For most of her career, Anderson worked a civilian job during the day and did her reserve duty on weekends, in addition to spending two to three weeks a year in required training. From 2010-2011, Anderson left her job to help lead the Army Human Resources Command in Fort Knox, Kentucky, as the Deputy Commanding General, and from 2011-2014, she was the senior military advisor to the Chief of the Army Reserves at the Pentagon.
“I was fortunate to perform well in a variety of assignments from commanding soldiers to working as a staff officer,” she said. “I volunteered on numerous occasions to deploy during Desert Storm, as well as the current conflicts, but was not selected. I did work for many years as a trainer and someone who oversaw the training of thousands of reserve and guard soldiers, sailors, marines and airmen – I am very proud that I was able to help prepare them so they could perform their missions and come home.”
While at Rutgers Law, Anderson participated in the Women’s Rights Law Reporter and the Black Law Students Association. She also clerked for a state Superior Court Judge in New Brunswick, as well as working in the private and public sectors in New York and Boston, before returning to the Midwest to continue her legal career.
She said there were two speakers in high school during the late 1970’s that inspired her to become a lawyer. Both were African-American women. One was a practicing Assistant U.S. Attorney and the other was a state legislator, who balanced her career with raising her children.
Anderson recalled the state legislator, “I was in awe of how talented she was and how she kept so many balls in the air that I pretty much decided that lawyers can do anything.”

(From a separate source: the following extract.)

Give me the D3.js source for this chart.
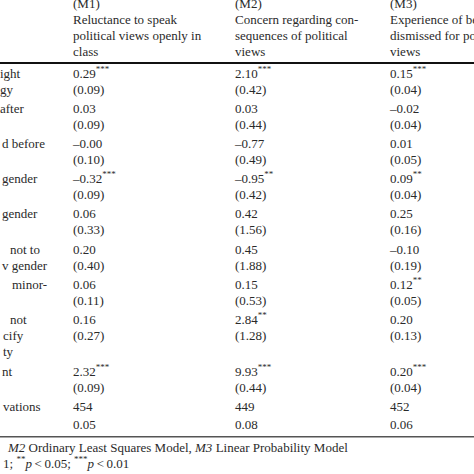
<!DOCTYPE html>
<html><head><meta charset="utf-8">
<script src="https://cdn.jsdelivr.net/npm/d3@7"></script>
<style>body{margin:0;background:#fff}</style>
</head><body>
<svg class="entry-point" width="474" height="474"></svg>
<script>
// visible (cropped) row labels
const rowLabels = [['ight','gy'],['after'],['d before'],['gender'],['gender'],['not to','v gender'],['minor-'],['not','cify','ty'],['nt'],['vations']]
const labelX = [[0,0],[0],[2],[2],[2],[10,2],[12],[10,3,3],[2],[3]]
const headers = [['(M1)','Reluctance to speak','political views openly in','class'],
  ['(M2)','Concern regarding con-','sequences of political','views'],
  ['(M3)','Experience of be','dismissed for po','views']]
const m1 = [['0.29','***','(0.09)'],['0.03','','(0.09)'],['\u20130.00','','(0.10)'],['\u20130.32','***','(0.09)'],['0.06','','(0.33)'],['0.20','','(0.40)'],['0.06','','(0.11)'],['0.16','','(0.27)'],['2.32','***','(0.09)'],['454','','0.05']]
const m2 = [['2.10','***','(0.42)'],['0.03','','(0.44)'],['\u20130.77','','(0.49)'],['\u20130.95','**','(0.42)'],['0.42','','(1.56)'],['0.45','','(1.88)'],['0.15','','(0.53)'],['2.84','**','(1.28)'],['9.93','***','(0.44)'],['449','','0.08']]
const m3 = [['0.15','***','(0.04)'],['\u20130.02','','(0.04)'],['0.01','','(0.05)'],['0.09','**','(0.04)'],['0.25','','(0.16)'],['\u20130.10','','(0.19)'],['0.12','**','(0.05)'],['0.20','','(0.13)'],['0.20','***','(0.04)'],['452','','0.06']]
const cols = [m1, m2, m3]

const svg = d3.select('.entry-point')
const font = 'Liberation Serif, Times New Roman, serif'
const ink = '#2a2a2a'
const colX = d3.scaleOrdinal().domain([0,1,2]).range([73,235,390])
const rowY = d3.scaleLinear().domain([0,1]).range([77.5,112.7])
const line = 16
// the 3-line label in row 7 pushes later rows down
const yOf = r => rowY(r) + (r >= 8 ? 17 : 0)

const txt = (g, x, y, s) => g.append('text').attr('x', x).attr('y', y)
  .attr('font-family', font).attr('font-size', 13).attr('fill', ink).text(s)

headers.forEach((h, c) => h.forEach((s, i) => txt(svg, colX(c), 8 + i * line, s)))

svg.append('rect').attr('x', 0).attr('y', 62).attr('width', 474).attr('height', 2).attr('fill', '#111')

rowLabels.forEach((ls, r) => {
  ls.forEach((s, i) => txt(svg, labelX[r][i], yOf(r) + i * line, s))
})

cols.forEach((col, c) => col.forEach((d, r) => {
  const y = yOf(r)
  const t = txt(svg, colX(c), y, d[0])
  if (d[1]) t.append('tspan').attr('dy', -6).attr('font-size', 9).text(d[1])
  txt(svg, colX(c), y + line + (r === 9 ? 2 : 0), d[2])
}))

svg.append('rect').attr('x', 0).attr('y', 436).attr('width', 474).attr('height', 1.5).attr('fill', '#555')

const f1 = txt(svg, 8, 452, '')
f1.append('tspan').attr('font-style', 'italic').text('M2')
f1.append('tspan').text(' Ordinary Least Squares Model, ')
f1.append('tspan').attr('font-style', 'italic').text('M3')
f1.append('tspan').text(' Linear Probability Model')
const f2 = txt(svg, 3, 468, '1; ')
;[['**','p','\u2009<\u20090.05; '],['***','p','\u2009<\u20090.01']].forEach(p => {
  f2.append('tspan').attr('font-size', 9).attr('dy', -6).text(p[0])
  f2.append('tspan').attr('font-style', 'italic').attr('dy', 6).text(p[1])
  f2.append('tspan').text(p[2])
})
</script>
</body></html>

In the military Anderson also had a chance to put her legal skills to work. During the first Iraq War – Desert Storm – because of her law degree, she was able to assist a JAG unit in New Jersey and helped explain wills and powers of attorney to the soldiers preparing to deploy. While stationed at the Pentagon on active duty from 2011-2014, she also got a chance to know another Rutgers Law School graduate, then-Judge Advocate General of the Army, Lieutenant General Flora Darpino, who graduated from Rutgers Law in Camden.
“She was the first woman to lead the 10,000 lawyers in the Army, so once again, I was inspired by a woman attorney who was talented and successful,” Anderson said.
In 2016, she retired from the Army for good and has continued to work full time as the Clerk of the Bankruptcy Court, “I had the option of another assignment with the Army, but just felt it was time to let others have an opportunity – I had far exceeded my own goals, so I was really content.”
Her retirement from the Army means Anderson has more time to spend with her family and time for her hobbies, which include biking and training for a marathon. She had this advice for current law students: “I think the best advice I can offer is for them to use the years they spend in school to try to determine what they are most passionate about with respect to the law. I remember when I attended that so many of my classmates were determined to work for a large firm in NY or NJ and make lots of money, but I never got the sense they had a deep passion for the areas of the law that formed the basis of the work those firms did, or the clients they would serve. . . There is so much we can do with a law degree, it is just a shame to limit ourselves to a narrow view of the profession.”